(PROVIDED MATERIAL):
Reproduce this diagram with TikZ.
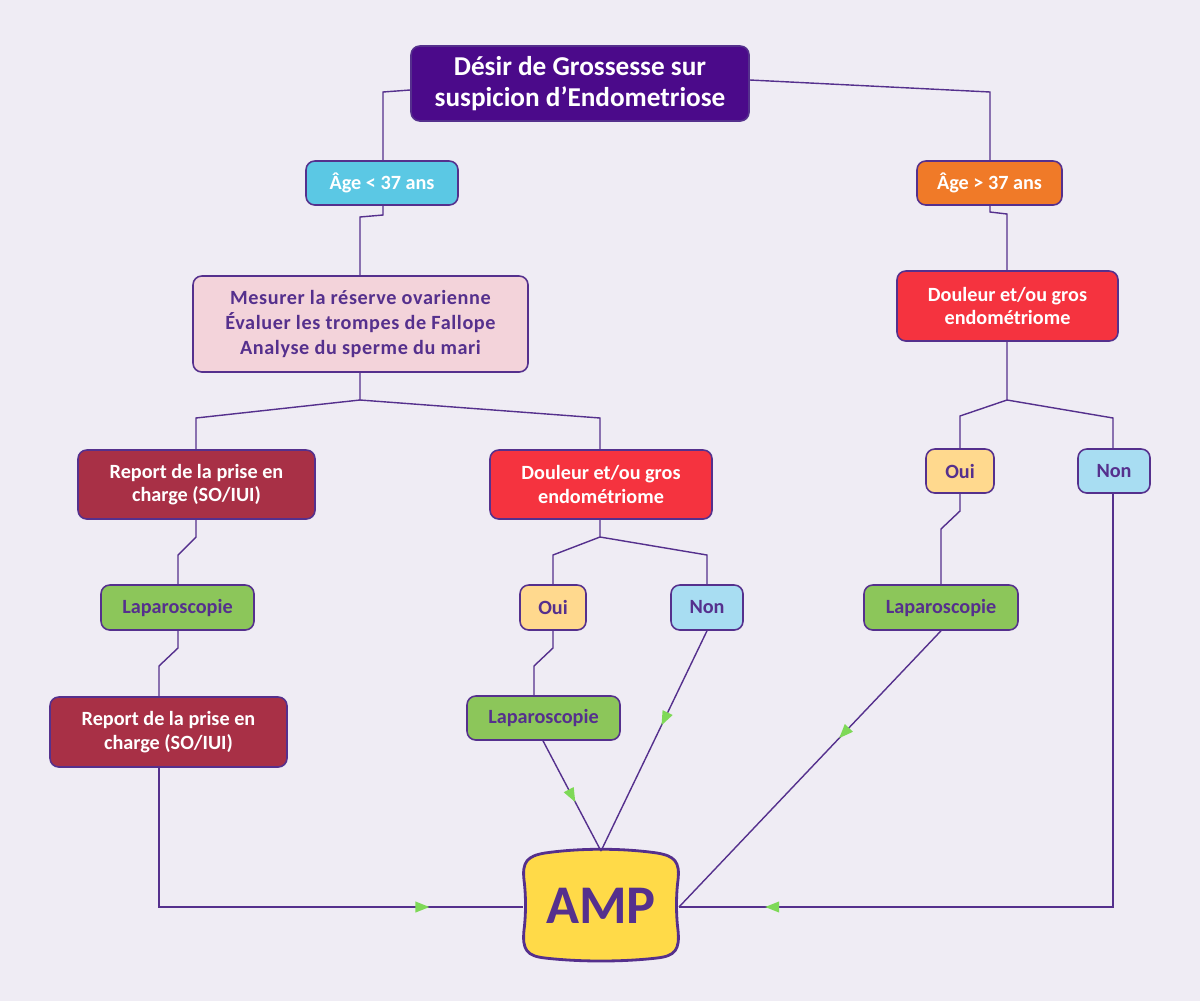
\documentclass[tikz,border=0pt]{standalone}
\usepackage{fontspec}
\setmainfont{Carlito}
\usetikzlibrary{decorations.markings,arrows.meta}
\definecolor{bg}{HTML}{EFECF4}
\definecolor{pl}{HTML}{55308D}
\definecolor{ttl}{HTML}{4B0A8A}
\definecolor{cy}{HTML}{5BC8E4}
\definecolor{orn}{HTML}{F07A28}
\definecolor{pk}{HTML}{F3D3DA}
\definecolor{rd}{HTML}{F5333F}
\definecolor{wn}{HTML}{A83046}
\definecolor{yl}{HTML}{FFD98E}
\definecolor{lb}{HTML}{A8DDF2}
\definecolor{gr}{HTML}{8CC65A}
\definecolor{amp}{HTML}{FFDA48}
\definecolor{ar}{HTML}{7ED957}
\begin{document}
\begin{tikzpicture}[x=0.02cm,y=-0.02cm,
 box/.style={draw=pl,line width=0.9pt,rounded corners=5pt,font=\bfseries\fontsize{11.5}{13.5}\selectfont,align=center,inner sep=0pt},
 wb/.style={box,text=white},
 pb/.style={box,text=pl},
 ln/.style={draw=pl,line width=0.8pt},
 mk/.style={ln,postaction={decorate},decoration={markings,mark=at position #1 with {\fill[ar] (-4pt,-3.2pt)--(4pt,0)--(-4pt,3.2pt)--cycle;}}}]
\fill[bg] (0,0) rectangle (1200,1001);
\useasboundingbox (0,0) rectangle (1200,1001);
\node[wb,fill=ttl,minimum width=338*0.02cm,minimum height=75*0.02cm,font=\bfseries\fontsize{15.5}{17.5}\selectfont] (t) at (580,83.5) {Désir de Grossesse sur\\suspicion d’Endometriose};
\node[wb,fill=cy,minimum width=152*0.02cm,minimum height=44*0.02cm] (a1) at (382,183) {Âge < 37 ans};
\node[wb,fill=orn,minimum width=145*0.02cm,minimum height=44*0.02cm] (a2) at (989.5,183) {Âge > 37 ans};
\node[pb,fill=pk,minimum width=335*0.02cm,minimum height=96*0.02cm,font=\bfseries\fontsize{11.5}{14.5}\selectfont] (m) at (360.5,324) {\addfontfeature{LetterSpace=3}Mesurer la réserve ovarienne\\\addfontfeature{LetterSpace=3}Évaluer les trompes de Fallope\\\addfontfeature{LetterSpace=3}Analyse du sperme du mari};
\node[wb,fill=rd,minimum width=221*0.02cm,minimum height=70*0.02cm] (d2) at (1007.5,306) {Douleur et/ou gros\\endométriome};
\node[wb,fill=wn,minimum width=237*0.02cm,minimum height=69*0.02cm] (r1) at (196.5,484.5) {Report de la prise en\\charge (SO/IUI)};
\node[wb,fill=rd,minimum width=222*0.02cm,minimum height=69*0.02cm] (d1) at (601,484.5) {Douleur et/ou gros\\endométriome};
\node[pb,fill=yl,minimum width=68*0.02cm,minimum height=44*0.02cm] (o2) at (960,471) {Oui};
\node[pb,fill=lb,minimum width=72*0.02cm,minimum height=44*0.02cm] (n2) at (1114,471) {Non};
\node[pb,fill=gr,minimum width=153*0.02cm,minimum height=45*0.02cm] (l1) at (177.5,607.5) {Laparoscopie};
\node[pb,fill=yl,minimum width=66*0.02cm,minimum height=45*0.02cm] (o1) at (553,607.5) {Oui};
\node[pb,fill=lb,minimum width=72*0.02cm,minimum height=45*0.02cm] (n1) at (707,607.5) {Non};
\node[pb,fill=gr,minimum width=154*0.02cm,minimum height=45*0.02cm] (l3) at (941,607.5) {Laparoscopie};
\node[wb,fill=wn,minimum width=237*0.02cm,minimum height=70*0.02cm] (r2) at (168.5,732) {Report de la prise en\\charge (SO/IUI)};
\node[pb,fill=gr,minimum width=153*0.02cm,minimum height=44*0.02cm] (l2) at (543.5,718) {Laparoscopie};
% AMP
\coordinate (A) at (601,905.5);
\node[inner sep=0pt,minimum width=158*0.02cm,minimum height=109*0.02cm] (amp) at (A) {};
\filldraw[fill=amp,draw=pl,line width=1.6pt] (545,853) .. controls (580,848) and (622,848) .. (657,853)
 .. controls (675,856) and (680,862) .. (678,880) .. controls (676,895) and (676,915) .. (678,930)
 .. controls (680,950) and (675,956) .. (657,958) .. controls (622,962) and (580,962) .. (545,958)
 .. controls (527,956) and (522,950) .. (524,930) .. controls (526,915) and (526,895) .. (524,880)
 .. controls (522,862) and (527,856) .. (545,853) -- cycle;
\node[text=pl,font=\bfseries\fontsize{31}{34}\selectfont] at (A) {AMP};
\coordinate (ampT) at (601,851); \coordinate (ampL) at (523,907); \coordinate (ampR) at (679,907);
% connectors
\draw[ln] (t.west|-0,90) -- (383,92) -- (a1.north-|383,0);
\draw[ln] (t.east|-0,80) -- (990,92) -- (a2.north-|990,0);
\draw[ln] (a1.south-|383,0) -- (383,215) -- (360,217) -- (m.north-|360,0);
\draw[ln] (a2.south-|990,0) -- (990,212) -- (1007,214) -- (d2.north-|1007,0);
\draw[ln] (m.south-|360,0) -- (360,400) -- (196,418) -- (r1.north-|196,0);
\draw[ln] (360,400) -- (600,418) -- (d1.north-|600,0);
\draw[ln] (d2.south-|1007,0) -- (1007,400) -- (960,416) -- (o2.north-|960,0);
\draw[ln] (1007,400) -- (1113,418) -- (n2.north-|1113,0);
\draw[ln] (r1.south-|196,0) -- (196,537) -- (178,555) -- (l1.north-|178,0);
\draw[ln] (l1.south-|178,0) -- (178,648) -- (159,666) -- (r2.north-|159,0);
\draw[ln] (d1.south-|600,0) -- (600,537) -- (553,555) -- (o1.north-|553,0);
\draw[ln] (600,537) -- (707,555) -- (n1.north-|707,0);
\draw[ln] (o1.south-|553,0) -- (553,648) -- (534,666) -- (l2.north-|534,0);
\draw[ln] (o2.south-|960,0) -- (960,511) -- (941,529) -- (l3.north-|941,0);
\draw[mk=0.8] (r2.south-|159,0) -- (159,907) -- (ampL);
\draw[mk=0.5] (l2.south-|543,0) -- (ampT);
\draw[mk=0.4] (n1.south-|707,0) -- (ampT);
\draw[mk=0.37] (l3.south-|941,0) -- (ampR);
\draw[mk=0.89] (n2.south-|1113,0) -- (1113,907) -- (ampR);
\end{tikzpicture}
\end{document}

(WHAT THIS TASK INVOLVES): Write the lines above out again exactly, without any of their pictures.

(RESULT BELOW):
Reproduce this diagram with TikZ.
\documentclass[tikz,border=0pt]{standalone}
\usepackage{fontspec}
\setmainfont{Carlito}
\usetikzlibrary{decorations.markings,arrows.meta}
\definecolor{bg}{HTML}{EFECF4}
\definecolor{pl}{HTML}{55308D}
\definecolor{ttl}{HTML}{4B0A8A}
\definecolor{cy}{HTML}{5BC8E4}
\definecolor{orn}{HTML}{F07A28}
\definecolor{pk}{HTML}{F3D3DA}
\definecolor{rd}{HTML}{F5333F}
\definecolor{wn}{HTML}{A83046}
\definecolor{yl}{HTML}{FFD98E}
\definecolor{lb}{HTML}{A8DDF2}
\definecolor{gr}{HTML}{8CC65A}
\definecolor{amp}{HTML}{FFDA48}
\definecolor{ar}{HTML}{7ED957}
\begin{document}
\begin{tikzpicture}[x=0.02cm,y=-0.02cm,
 box/.style={draw=pl,line width=0.9pt,rounded corners=5pt,font=\bfseries\fontsize{11.5}{13.5}\selectfont,align=center,inner sep=0pt},
 wb/.style={box,text=white},
 pb/.style={box,text=pl},
 ln/.style={draw=pl,line width=0.8pt},
 mk/.style={ln,postaction={decorate},decoration={markings,mark=at position #1 with {\fill[ar] (-4pt,-3.2pt)--(4pt,0)--(-4pt,3.2pt)--cycle;}}}]
\fill[bg] (0,0) rectangle (1200,1001);
\useasboundingbox (0,0) rectangle (1200,1001);
\node[wb,fill=ttl,minimum width=338*0.02cm,minimum height=75*0.02cm,font=\bfseries\fontsize{15.5}{17.5}\selectfont] (t) at (580,83.5) {Désir de Grossesse sur\\suspicion d’Endometriose};
\node[wb,fill=cy,minimum width=152*0.02cm,minimum height=44*0.02cm] (a1) at (382,183) {Âge < 37 ans};
\node[wb,fill=orn,minimum width=145*0.02cm,minimum height=44*0.02cm] (a2) at (989.5,183) {Âge > 37 ans};
\node[pb,fill=pk,minimum width=335*0.02cm,minimum height=96*0.02cm,font=\bfseries\fontsize{11.5}{14.5}\selectfont] (m) at (360.5,324) {\addfontfeature{LetterSpace=3}Mesurer la réserve ovarienne\\\addfontfeature{LetterSpace=3}Évaluer les trompes de Fallope\\\addfontfeature{LetterSpace=3}Analyse du sperme du mari};
\node[wb,fill=rd,minimum width=221*0.02cm,minimum height=70*0.02cm] (d2) at (1007.5,306) {Douleur et/ou gros\\endométriome};
\node[wb,fill=wn,minimum width=237*0.02cm,minimum height=69*0.02cm] (r1) at (196.5,484.5) {Report de la prise en\\charge (SO/IUI)};
\node[wb,fill=rd,minimum width=222*0.02cm,minimum height=69*0.02cm] (d1) at (601,484.5) {Douleur et/ou gros\\endométriome};
\node[pb,fill=yl,minimum width=68*0.02cm,minimum height=44*0.02cm] (o2) at (960,471) {Oui};
\node[pb,fill=lb,minimum width=72*0.02cm,minimum height=44*0.02cm] (n2) at (1114,471) {Non};
\node[pb,fill=gr,minimum width=153*0.02cm,minimum height=45*0.02cm] (l1) at (177.5,607.5) {Laparoscopie};
\node[pb,fill=yl,minimum width=66*0.02cm,minimum height=45*0.02cm] (o1) at (553,607.5) {Oui};
\node[pb,fill=lb,minimum width=72*0.02cm,minimum height=45*0.02cm] (n1) at (707,607.5) {Non};
\node[pb,fill=gr,minimum width=154*0.02cm,minimum height=45*0.02cm] (l3) at (941,607.5) {Laparoscopie};
\node[wb,fill=wn,minimum width=237*0.02cm,minimum height=70*0.02cm] (r2) at (168.5,732) {Report de la prise en\\charge (SO/IUI)};
\node[pb,fill=gr,minimum width=153*0.02cm,minimum height=44*0.02cm] (l2) at (543.5,718) {Laparoscopie};
% AMP
\coordinate (A) at (601,905.5);
\node[inner sep=0pt,minimum width=158*0.02cm,minimum height=109*0.02cm] (amp) at (A) {};
\filldraw[fill=amp,draw=pl,line width=1.6pt] (545,853) .. controls (580,848) and (622,848) .. (657,853)
 .. controls (675,856) and (680,862) .. (678,880) .. controls (676,895) and (676,915) .. (678,930)
 .. controls (680,950) and (675,956) .. (657,958) .. controls (622,962) and (580,962) .. (545,958)
 .. controls (527,956) and (522,950) .. (524,930) .. controls (526,915) and (526,895) .. (524,880)
 .. controls (522,862) and (527,856) .. (545,853) -- cycle;
\node[text=pl,font=\bfseries\fontsize{31}{34}\selectfont] at (A) {AMP};
\coordinate (ampT) at (601,851); \coordinate (ampL) at (523,907); \coordinate (ampR) at (679,907);
% connectors
\draw[ln] (t.west|-0,90) -- (383,92) -- (a1.north-|383,0);
\draw[ln] (t.east|-0,80) -- (990,92) -- (a2.north-|990,0);
\draw[ln] (a1.south-|383,0) -- (383,215) -- (360,217) -- (m.north-|360,0);
\draw[ln] (a2.south-|990,0) -- (990,212) -- (1007,214) -- (d2.north-|1007,0);
\draw[ln] (m.south-|360,0) -- (360,400) -- (196,418) -- (r1.north-|196,0);
\draw[ln] (360,400) -- (600,418) -- (d1.north-|600,0);
\draw[ln] (d2.south-|1007,0) -- (1007,400) -- (960,416) -- (o2.north-|960,0);
\draw[ln] (1007,400) -- (1113,418) -- (n2.north-|1113,0);
\draw[ln] (r1.south-|196,0) -- (196,537) -- (178,555) -- (l1.north-|178,0);
\draw[ln] (l1.south-|178,0) -- (178,648) -- (159,666) -- (r2.north-|159,0);
\draw[ln] (d1.south-|600,0) -- (600,537) -- (553,555) -- (o1.north-|553,0);
\draw[ln] (600,537) -- (707,555) -- (n1.north-|707,0);
\draw[ln] (o1.south-|553,0) -- (553,648) -- (534,666) -- (l2.north-|534,0);
\draw[ln] (o2.south-|960,0) -- (960,511) -- (941,529) -- (l3.north-|941,0);
\draw[mk=0.8] (r2.south-|159,0) -- (159,907) -- (ampL);
\draw[mk=0.5] (l2.south-|543,0) -- (ampT);
\draw[mk=0.4] (n1.south-|707,0) -- (ampT);
\draw[mk=0.37] (l3.south-|941,0) -- (ampR);
\draw[mk=0.89] (n2.south-|1113,0) -- (1113,907) -- (ampR);
\end{tikzpicture}
\end{document}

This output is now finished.